What you will do ▸
Repeat, exactly, the run of lines that opens with the line containing "Generate a web" and closes with the line containing "3, 4, 1, 5, 1]", and leave all other lines out.

Data to use ▸
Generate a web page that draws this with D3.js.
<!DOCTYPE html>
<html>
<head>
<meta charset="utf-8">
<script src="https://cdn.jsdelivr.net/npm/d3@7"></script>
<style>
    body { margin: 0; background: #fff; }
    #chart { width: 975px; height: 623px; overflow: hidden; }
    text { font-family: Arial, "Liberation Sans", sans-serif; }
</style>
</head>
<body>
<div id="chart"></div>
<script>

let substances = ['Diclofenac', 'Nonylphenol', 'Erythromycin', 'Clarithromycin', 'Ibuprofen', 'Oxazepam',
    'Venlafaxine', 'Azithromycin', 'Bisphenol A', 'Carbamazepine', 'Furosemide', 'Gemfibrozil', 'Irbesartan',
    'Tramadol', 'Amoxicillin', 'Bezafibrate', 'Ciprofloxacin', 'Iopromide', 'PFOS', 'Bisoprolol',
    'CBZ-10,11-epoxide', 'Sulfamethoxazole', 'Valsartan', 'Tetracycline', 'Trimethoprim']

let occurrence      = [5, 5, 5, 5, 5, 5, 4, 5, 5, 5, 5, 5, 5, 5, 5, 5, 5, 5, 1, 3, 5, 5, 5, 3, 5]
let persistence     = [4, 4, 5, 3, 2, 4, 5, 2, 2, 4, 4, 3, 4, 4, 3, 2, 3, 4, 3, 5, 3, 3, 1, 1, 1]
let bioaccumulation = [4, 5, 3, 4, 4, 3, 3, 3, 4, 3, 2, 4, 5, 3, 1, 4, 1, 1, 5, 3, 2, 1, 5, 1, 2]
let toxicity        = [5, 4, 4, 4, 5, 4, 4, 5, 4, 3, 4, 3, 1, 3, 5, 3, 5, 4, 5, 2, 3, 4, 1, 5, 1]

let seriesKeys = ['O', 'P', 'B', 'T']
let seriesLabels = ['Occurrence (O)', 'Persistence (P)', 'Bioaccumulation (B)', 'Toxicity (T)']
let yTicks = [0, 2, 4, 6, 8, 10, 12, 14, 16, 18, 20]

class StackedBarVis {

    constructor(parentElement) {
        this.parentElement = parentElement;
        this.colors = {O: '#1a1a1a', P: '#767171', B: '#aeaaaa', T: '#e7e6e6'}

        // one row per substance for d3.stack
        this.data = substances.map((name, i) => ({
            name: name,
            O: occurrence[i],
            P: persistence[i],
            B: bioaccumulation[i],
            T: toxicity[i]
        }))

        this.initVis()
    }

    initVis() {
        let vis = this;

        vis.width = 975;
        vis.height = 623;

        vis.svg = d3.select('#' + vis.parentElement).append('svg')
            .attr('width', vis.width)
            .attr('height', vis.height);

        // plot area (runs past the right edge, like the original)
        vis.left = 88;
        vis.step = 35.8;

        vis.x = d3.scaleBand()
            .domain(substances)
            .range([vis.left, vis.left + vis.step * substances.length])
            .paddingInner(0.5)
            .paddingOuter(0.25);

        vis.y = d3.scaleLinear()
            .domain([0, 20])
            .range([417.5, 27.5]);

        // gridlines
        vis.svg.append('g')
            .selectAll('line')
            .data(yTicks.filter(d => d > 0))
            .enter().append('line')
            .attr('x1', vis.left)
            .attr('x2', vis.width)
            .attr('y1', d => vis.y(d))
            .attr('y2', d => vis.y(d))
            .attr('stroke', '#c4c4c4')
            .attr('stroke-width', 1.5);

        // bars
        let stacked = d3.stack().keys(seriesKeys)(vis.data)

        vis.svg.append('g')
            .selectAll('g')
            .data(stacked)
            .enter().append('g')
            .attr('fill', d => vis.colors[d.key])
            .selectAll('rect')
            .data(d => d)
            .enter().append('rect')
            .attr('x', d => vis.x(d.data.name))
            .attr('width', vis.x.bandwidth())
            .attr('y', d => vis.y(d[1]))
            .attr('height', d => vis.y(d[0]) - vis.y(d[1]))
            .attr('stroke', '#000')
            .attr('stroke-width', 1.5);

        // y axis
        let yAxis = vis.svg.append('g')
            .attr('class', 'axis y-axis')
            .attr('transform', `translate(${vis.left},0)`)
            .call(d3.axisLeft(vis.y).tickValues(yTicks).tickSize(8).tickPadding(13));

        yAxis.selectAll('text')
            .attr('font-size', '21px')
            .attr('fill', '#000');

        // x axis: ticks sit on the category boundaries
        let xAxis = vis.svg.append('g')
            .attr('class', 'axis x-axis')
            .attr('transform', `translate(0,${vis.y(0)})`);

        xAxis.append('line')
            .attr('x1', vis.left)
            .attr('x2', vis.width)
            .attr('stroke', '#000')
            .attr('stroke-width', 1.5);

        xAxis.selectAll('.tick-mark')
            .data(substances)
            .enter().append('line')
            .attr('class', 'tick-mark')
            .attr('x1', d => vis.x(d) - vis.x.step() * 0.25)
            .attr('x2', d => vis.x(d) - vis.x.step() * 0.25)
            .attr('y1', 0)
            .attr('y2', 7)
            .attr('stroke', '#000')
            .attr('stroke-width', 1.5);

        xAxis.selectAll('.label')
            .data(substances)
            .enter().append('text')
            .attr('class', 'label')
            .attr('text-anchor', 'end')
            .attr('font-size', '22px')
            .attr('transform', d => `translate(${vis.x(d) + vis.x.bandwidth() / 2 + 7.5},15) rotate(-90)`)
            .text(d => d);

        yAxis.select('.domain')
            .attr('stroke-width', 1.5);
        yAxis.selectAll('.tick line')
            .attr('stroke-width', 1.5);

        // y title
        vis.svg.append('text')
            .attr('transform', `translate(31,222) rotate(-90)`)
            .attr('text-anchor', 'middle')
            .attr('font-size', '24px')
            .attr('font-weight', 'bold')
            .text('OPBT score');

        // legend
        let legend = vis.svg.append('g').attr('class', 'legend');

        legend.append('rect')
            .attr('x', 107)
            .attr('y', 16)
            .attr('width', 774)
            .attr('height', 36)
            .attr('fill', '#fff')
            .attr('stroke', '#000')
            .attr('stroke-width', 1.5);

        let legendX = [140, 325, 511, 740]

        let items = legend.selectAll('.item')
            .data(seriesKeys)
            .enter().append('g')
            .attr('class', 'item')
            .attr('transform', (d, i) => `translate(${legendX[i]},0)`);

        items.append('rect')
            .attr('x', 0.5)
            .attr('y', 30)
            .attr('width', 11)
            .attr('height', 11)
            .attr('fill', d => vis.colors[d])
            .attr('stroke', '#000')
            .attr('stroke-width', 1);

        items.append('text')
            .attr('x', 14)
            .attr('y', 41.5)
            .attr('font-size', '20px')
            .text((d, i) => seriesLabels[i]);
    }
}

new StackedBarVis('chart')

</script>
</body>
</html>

---

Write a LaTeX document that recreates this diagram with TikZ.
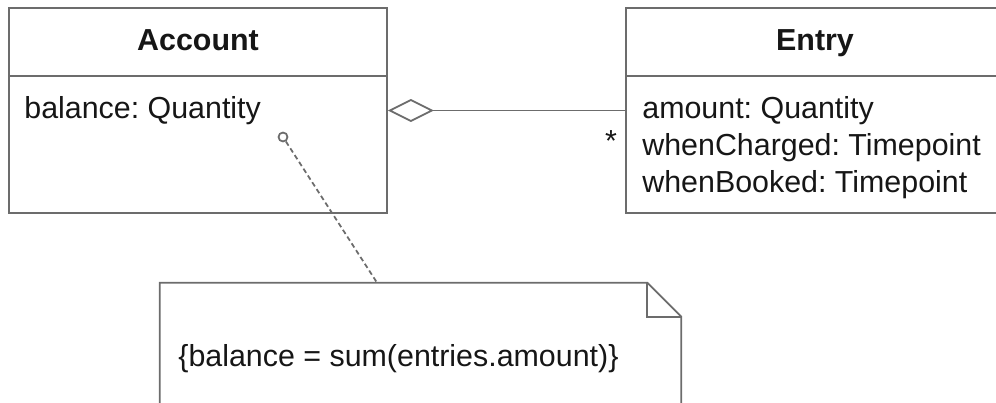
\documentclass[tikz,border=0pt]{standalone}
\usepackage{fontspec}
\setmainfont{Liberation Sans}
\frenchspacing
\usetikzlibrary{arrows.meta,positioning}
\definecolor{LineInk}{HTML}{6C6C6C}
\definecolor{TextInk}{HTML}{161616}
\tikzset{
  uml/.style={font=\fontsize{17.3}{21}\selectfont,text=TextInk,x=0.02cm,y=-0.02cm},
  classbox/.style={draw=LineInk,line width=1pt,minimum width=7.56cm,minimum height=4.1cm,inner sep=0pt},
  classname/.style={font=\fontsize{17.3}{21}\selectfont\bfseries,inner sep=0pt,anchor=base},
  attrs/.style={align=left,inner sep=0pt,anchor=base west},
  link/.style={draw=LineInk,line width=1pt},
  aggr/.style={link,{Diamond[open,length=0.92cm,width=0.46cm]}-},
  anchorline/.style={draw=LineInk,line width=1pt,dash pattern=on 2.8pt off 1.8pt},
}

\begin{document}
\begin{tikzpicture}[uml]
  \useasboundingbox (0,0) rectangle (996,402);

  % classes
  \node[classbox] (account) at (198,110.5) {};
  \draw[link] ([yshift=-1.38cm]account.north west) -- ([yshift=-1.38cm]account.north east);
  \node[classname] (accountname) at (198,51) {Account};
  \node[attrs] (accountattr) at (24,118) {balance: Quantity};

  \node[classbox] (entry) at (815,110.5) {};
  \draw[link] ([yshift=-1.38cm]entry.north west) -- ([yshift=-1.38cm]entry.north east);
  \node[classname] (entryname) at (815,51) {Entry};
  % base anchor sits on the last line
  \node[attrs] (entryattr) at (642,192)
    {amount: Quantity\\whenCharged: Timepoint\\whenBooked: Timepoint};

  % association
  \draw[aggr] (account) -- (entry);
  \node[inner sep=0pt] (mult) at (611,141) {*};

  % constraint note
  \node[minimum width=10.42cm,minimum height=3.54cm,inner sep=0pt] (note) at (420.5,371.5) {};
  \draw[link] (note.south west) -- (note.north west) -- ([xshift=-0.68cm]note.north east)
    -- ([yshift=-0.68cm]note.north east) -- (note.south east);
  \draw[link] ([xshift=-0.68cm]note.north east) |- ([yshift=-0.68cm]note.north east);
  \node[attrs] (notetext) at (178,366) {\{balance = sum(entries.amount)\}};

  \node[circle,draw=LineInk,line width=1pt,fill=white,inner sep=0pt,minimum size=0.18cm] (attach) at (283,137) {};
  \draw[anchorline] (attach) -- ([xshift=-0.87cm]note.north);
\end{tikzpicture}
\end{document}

* * *

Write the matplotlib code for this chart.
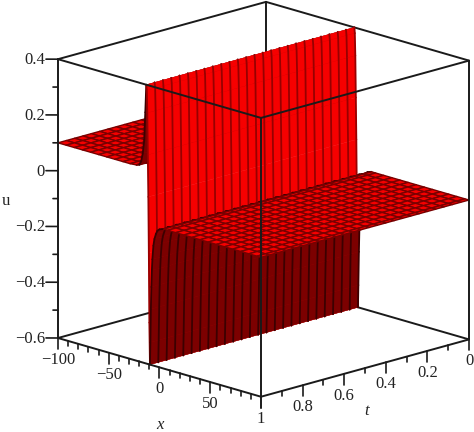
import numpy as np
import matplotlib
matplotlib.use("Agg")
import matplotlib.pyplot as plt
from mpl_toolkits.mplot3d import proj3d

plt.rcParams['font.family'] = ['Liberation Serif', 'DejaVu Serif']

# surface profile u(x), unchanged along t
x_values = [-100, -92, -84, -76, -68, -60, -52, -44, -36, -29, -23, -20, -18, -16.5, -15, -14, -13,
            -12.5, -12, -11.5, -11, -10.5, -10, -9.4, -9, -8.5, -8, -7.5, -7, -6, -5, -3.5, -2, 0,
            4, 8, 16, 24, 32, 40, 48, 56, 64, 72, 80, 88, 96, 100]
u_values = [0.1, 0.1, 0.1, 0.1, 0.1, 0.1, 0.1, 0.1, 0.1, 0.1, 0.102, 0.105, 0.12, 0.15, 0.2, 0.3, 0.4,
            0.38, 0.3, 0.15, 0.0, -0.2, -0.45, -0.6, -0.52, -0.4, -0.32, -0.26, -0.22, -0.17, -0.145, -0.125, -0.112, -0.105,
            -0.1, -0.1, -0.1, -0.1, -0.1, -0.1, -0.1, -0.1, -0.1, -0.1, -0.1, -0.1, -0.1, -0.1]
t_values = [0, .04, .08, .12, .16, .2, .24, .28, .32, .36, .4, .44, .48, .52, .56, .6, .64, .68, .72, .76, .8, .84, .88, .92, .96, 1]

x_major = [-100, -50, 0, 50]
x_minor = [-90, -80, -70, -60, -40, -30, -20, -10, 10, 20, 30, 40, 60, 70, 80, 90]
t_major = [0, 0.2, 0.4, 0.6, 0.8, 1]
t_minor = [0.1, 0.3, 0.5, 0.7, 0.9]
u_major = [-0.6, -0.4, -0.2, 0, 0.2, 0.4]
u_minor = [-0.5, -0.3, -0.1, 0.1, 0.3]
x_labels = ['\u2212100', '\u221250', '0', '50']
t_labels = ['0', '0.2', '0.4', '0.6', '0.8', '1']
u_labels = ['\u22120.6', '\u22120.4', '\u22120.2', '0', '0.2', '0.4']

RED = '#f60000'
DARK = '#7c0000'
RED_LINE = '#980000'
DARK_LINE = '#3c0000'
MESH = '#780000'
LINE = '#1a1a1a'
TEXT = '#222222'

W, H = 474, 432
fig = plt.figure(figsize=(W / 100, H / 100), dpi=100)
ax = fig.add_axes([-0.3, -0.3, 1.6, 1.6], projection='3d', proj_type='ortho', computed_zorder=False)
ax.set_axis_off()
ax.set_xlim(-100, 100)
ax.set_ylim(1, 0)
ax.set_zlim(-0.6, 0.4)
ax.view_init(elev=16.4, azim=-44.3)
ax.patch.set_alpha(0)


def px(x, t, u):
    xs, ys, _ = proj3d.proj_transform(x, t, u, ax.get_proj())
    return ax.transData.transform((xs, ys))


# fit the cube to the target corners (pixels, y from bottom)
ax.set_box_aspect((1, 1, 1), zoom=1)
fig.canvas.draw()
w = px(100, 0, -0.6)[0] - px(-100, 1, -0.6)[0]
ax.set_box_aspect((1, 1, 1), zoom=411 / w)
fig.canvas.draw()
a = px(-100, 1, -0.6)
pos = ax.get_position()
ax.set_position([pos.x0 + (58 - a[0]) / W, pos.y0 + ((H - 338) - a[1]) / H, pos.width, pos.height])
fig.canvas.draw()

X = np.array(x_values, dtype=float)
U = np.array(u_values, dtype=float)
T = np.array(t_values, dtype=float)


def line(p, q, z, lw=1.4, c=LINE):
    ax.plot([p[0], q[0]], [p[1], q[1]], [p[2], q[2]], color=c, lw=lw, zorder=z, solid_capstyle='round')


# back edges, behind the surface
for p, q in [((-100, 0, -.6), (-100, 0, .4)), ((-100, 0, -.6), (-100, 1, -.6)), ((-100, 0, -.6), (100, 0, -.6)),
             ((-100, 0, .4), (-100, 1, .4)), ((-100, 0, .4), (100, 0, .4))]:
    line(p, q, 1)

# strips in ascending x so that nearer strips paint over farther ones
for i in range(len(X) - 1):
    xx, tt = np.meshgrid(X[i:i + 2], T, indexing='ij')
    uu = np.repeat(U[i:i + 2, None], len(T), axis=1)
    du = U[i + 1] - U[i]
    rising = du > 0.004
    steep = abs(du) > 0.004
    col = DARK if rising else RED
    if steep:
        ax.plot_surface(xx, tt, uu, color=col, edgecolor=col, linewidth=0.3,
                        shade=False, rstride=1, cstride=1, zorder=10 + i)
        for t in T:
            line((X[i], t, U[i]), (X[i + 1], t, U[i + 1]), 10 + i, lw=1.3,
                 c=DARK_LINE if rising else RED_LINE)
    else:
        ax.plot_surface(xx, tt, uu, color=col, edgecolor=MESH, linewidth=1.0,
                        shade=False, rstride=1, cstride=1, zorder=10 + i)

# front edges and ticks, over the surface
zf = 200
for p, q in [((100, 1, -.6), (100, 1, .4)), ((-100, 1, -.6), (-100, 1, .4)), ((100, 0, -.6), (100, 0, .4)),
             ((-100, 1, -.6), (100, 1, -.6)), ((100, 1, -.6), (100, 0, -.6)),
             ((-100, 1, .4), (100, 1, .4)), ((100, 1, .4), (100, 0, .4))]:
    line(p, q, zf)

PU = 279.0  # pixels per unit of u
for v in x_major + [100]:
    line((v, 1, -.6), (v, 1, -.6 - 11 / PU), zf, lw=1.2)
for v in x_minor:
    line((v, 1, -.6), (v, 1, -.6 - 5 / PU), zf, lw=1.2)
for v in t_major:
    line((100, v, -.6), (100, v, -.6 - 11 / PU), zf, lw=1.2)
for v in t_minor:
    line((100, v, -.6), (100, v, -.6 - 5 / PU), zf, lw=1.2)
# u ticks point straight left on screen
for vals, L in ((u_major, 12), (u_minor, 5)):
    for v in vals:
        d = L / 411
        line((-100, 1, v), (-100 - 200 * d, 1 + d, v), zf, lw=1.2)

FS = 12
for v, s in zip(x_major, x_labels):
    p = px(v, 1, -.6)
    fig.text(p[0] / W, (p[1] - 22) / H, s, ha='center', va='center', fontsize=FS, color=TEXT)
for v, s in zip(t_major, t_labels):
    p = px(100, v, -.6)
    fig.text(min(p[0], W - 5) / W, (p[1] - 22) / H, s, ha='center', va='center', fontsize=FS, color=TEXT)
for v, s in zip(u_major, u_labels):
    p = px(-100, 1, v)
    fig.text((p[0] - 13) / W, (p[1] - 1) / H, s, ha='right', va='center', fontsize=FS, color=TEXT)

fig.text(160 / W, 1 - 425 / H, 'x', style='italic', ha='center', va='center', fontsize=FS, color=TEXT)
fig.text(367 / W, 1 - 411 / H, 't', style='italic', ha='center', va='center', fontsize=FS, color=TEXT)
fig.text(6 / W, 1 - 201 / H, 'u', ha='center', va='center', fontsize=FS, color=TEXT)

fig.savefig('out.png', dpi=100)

Exercise result ▸
Generate a web page that draws this with D3.js.
<!DOCTYPE html>
<html>
<head>
<meta charset="utf-8">
<script src="https://cdn.jsdelivr.net/npm/d3@7"></script>
<style>
    body { margin: 0; background: #fff; }
    #chart { width: 975px; height: 623px; overflow: hidden; }
    text { font-family: Arial, "Liberation Sans", sans-serif; }
</style>
</head>
<body>
<div id="chart"></div>
<script>

let substances = ['Diclofenac', 'Nonylphenol', 'Erythromycin', 'Clarithromycin', 'Ibuprofen', 'Oxazepam',
    'Venlafaxine', 'Azithromycin', 'Bisphenol A', 'Carbamazepine', 'Furosemide', 'Gemfibrozil', 'Irbesartan',
    'Tramadol', 'Amoxicillin', 'Bezafibrate', 'Ciprofloxacin', 'Iopromide', 'PFOS', 'Bisoprolol',
    'CBZ-10,11-epoxide', 'Sulfamethoxazole', 'Valsartan', 'Tetracycline', 'Trimethoprim']

let occurrence      = [5, 5, 5, 5, 5, 5, 4, 5, 5, 5, 5, 5, 5, 5, 5, 5, 5, 5, 1, 3, 5, 5, 5, 3, 5]
let persistence     = [4, 4, 5, 3, 2, 4, 5, 2, 2, 4, 4, 3, 4, 4, 3, 2, 3, 4, 3, 5, 3, 3, 1, 1, 1]
let bioaccumulation = [4, 5, 3, 4, 4, 3, 3, 3, 4, 3, 2, 4, 5, 3, 1, 4, 1, 1, 5, 3, 2, 1, 5, 1, 2]
let toxicity        = [5, 4, 4, 4, 5, 4, 4, 5, 4, 3, 4, 3, 1, 3, 5, 3, 5, 4, 5, 2, 3, 4, 1, 5, 1]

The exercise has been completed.